#### DIRECTIONS
Every line from the one containing "Give me the TikZ source for this diagram." through the end of the listing below must be given again exactly, and nothing else; exclude pictures.

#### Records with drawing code
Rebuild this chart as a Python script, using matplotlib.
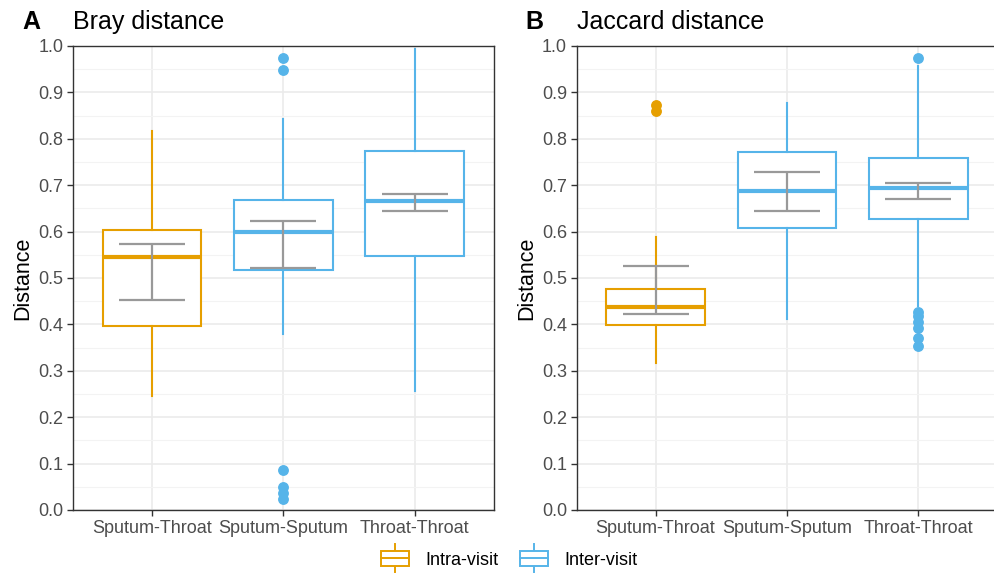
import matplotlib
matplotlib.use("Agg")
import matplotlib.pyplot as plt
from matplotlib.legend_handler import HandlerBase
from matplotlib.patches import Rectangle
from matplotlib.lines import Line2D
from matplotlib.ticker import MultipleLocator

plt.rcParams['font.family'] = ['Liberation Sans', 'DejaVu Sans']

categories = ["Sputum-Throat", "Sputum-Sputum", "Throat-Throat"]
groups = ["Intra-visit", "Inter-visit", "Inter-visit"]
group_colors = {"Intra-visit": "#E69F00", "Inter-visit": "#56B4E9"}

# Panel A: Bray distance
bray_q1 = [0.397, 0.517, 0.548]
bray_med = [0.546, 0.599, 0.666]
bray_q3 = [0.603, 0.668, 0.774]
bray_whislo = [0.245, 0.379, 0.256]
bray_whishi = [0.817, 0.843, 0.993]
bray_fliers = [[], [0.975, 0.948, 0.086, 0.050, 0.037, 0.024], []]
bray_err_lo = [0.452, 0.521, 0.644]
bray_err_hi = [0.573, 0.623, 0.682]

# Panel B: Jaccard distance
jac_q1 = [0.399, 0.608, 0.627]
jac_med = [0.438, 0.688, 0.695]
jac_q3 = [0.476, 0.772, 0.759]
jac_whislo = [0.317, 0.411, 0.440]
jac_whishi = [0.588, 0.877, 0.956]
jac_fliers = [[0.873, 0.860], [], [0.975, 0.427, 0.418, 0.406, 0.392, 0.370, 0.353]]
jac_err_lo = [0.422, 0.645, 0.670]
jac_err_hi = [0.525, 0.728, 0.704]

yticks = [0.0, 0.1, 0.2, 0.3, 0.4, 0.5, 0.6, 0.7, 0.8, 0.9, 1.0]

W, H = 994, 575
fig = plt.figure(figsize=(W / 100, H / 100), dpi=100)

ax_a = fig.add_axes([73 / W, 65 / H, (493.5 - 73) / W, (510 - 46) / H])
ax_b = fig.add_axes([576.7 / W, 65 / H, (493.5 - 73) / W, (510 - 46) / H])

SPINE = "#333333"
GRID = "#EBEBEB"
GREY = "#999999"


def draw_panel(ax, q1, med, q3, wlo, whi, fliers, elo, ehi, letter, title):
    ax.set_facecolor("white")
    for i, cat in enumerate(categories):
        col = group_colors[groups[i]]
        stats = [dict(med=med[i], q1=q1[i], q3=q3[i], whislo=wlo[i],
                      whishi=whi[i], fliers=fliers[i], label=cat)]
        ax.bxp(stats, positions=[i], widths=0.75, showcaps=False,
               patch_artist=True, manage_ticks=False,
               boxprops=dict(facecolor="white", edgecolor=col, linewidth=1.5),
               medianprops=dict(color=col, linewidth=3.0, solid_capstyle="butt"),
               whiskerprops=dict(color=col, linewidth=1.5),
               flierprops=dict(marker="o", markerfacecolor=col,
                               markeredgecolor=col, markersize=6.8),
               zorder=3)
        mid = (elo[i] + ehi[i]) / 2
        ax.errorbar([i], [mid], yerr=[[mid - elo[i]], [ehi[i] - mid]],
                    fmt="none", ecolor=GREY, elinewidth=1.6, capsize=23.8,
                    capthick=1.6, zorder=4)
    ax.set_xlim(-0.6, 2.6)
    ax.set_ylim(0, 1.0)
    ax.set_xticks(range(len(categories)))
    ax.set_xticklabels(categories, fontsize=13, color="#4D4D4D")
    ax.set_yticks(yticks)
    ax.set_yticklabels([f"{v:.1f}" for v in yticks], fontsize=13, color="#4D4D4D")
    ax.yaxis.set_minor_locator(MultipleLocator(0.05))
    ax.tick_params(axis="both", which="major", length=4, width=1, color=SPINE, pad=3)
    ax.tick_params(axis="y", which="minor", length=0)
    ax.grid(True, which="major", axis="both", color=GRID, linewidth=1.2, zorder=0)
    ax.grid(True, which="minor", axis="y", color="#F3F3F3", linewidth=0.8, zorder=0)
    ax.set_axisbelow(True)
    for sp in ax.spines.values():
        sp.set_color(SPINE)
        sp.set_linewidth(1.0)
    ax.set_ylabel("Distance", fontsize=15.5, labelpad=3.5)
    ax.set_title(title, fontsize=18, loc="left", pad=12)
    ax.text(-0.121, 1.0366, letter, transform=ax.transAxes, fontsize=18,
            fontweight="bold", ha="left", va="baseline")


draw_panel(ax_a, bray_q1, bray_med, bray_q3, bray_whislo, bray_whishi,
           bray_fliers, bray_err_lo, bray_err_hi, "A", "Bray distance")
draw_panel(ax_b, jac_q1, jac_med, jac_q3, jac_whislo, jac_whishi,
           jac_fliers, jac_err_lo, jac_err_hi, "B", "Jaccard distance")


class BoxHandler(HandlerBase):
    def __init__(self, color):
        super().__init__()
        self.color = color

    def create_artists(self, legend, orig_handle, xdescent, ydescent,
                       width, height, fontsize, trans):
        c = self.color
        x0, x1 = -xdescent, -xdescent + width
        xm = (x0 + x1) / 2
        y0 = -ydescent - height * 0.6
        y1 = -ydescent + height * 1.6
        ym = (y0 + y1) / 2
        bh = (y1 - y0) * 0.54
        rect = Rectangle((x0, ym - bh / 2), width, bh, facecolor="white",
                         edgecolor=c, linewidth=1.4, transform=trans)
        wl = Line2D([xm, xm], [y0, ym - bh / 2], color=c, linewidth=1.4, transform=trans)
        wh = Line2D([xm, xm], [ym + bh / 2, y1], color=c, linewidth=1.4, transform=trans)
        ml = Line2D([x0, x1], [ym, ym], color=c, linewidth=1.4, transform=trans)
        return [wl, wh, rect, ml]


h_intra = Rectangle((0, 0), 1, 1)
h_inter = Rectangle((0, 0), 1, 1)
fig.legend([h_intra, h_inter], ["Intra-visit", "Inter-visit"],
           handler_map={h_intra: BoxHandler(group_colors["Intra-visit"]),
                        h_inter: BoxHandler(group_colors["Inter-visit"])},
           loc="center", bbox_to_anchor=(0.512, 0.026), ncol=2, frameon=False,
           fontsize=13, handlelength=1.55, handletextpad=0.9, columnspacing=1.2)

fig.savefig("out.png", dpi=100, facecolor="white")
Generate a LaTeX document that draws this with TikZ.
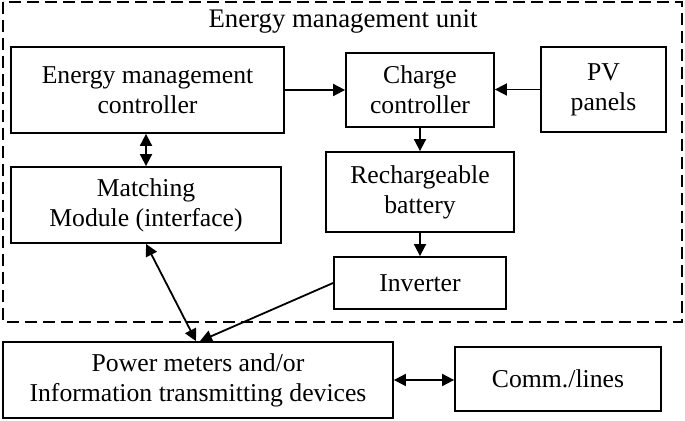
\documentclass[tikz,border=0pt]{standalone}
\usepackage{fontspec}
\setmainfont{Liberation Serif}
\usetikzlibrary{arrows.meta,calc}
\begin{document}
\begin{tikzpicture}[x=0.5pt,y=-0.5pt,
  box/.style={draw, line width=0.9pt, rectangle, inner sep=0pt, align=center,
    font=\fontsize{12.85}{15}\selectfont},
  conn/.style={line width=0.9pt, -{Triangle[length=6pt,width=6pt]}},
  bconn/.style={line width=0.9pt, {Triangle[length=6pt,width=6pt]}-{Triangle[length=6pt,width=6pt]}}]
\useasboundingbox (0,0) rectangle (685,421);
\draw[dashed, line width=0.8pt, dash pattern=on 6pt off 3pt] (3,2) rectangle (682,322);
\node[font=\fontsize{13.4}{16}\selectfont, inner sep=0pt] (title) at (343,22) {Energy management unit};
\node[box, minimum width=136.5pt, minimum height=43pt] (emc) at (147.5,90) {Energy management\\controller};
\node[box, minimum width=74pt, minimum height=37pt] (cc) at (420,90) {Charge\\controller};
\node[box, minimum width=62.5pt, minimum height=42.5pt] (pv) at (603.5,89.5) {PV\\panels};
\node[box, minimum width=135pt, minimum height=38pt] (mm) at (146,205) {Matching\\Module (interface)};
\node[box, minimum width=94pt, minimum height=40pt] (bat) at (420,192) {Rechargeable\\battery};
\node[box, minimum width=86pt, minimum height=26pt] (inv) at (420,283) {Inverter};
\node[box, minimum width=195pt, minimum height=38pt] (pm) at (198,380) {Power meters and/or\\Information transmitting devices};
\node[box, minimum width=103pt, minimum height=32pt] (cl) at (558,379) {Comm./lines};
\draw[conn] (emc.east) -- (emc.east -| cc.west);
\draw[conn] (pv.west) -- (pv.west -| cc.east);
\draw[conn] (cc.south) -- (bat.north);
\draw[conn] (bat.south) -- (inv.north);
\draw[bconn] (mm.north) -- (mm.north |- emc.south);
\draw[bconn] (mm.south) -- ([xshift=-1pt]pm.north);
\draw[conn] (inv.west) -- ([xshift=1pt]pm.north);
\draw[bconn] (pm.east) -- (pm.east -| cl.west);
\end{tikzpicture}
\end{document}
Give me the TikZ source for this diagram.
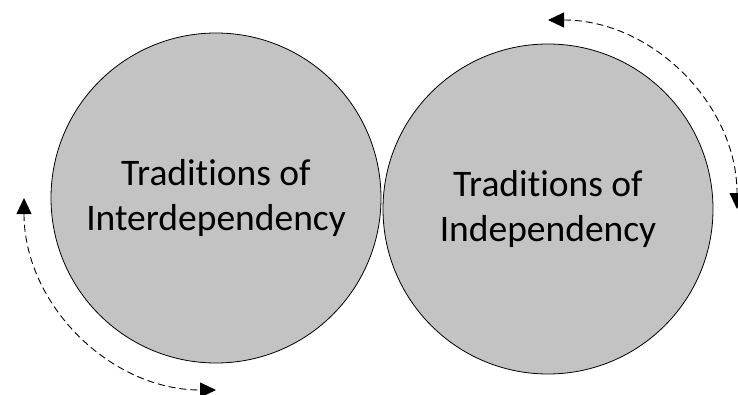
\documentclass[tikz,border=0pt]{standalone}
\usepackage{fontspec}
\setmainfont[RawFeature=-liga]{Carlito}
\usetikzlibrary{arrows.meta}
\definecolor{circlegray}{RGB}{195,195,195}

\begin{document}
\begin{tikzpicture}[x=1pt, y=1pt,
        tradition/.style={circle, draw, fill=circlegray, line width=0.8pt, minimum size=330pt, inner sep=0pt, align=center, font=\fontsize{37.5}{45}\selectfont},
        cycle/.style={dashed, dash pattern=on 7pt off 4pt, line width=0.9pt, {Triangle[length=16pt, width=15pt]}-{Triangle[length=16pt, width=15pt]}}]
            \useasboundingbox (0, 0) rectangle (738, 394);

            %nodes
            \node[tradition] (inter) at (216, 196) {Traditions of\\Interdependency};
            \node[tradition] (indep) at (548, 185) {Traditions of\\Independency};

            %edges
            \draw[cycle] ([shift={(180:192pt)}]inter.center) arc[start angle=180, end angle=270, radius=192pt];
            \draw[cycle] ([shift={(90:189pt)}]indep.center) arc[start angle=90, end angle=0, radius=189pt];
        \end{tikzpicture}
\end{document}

#### RESULT OF THE EXERCISE
Give me the TikZ source for this diagram.
\documentclass[tikz,border=0pt]{standalone}
\usepackage{fontspec}
\setmainfont[RawFeature=-liga]{Carlito}
\usetikzlibrary{arrows.meta}
\definecolor{circlegray}{RGB}{195,195,195}

\begin{document}
\begin{tikzpicture}[x=1pt, y=1pt,
        tradition/.style={circle, draw, fill=circlegray, line width=0.8pt, minimum size=330pt, inner sep=0pt, align=center, font=\fontsize{37.5}{45}\selectfont},
        cycle/.style={dashed, dash pattern=on 7pt off 4pt, line width=0.9pt, {Triangle[length=16pt, width=15pt]}-{Triangle[length=16pt, width=15pt]}}]
            \useasboundingbox (0, 0) rectangle (738, 394);

            %nodes
            \node[tradition] (inter) at (216, 196) {Traditions of\\Interdependency};
            \node[tradition] (indep) at (548, 185) {Traditions of\\Independency};

            %edges
            \draw[cycle] ([shift={(180:192pt)}]inter.center) arc[start angle=180, end angle=270, radius=192pt];
            \draw[cycle] ([shift={(90:189pt)}]indep.center) arc[start angle=90, end angle=0, radius=189pt];
        \end{tikzpicture}
\end{document}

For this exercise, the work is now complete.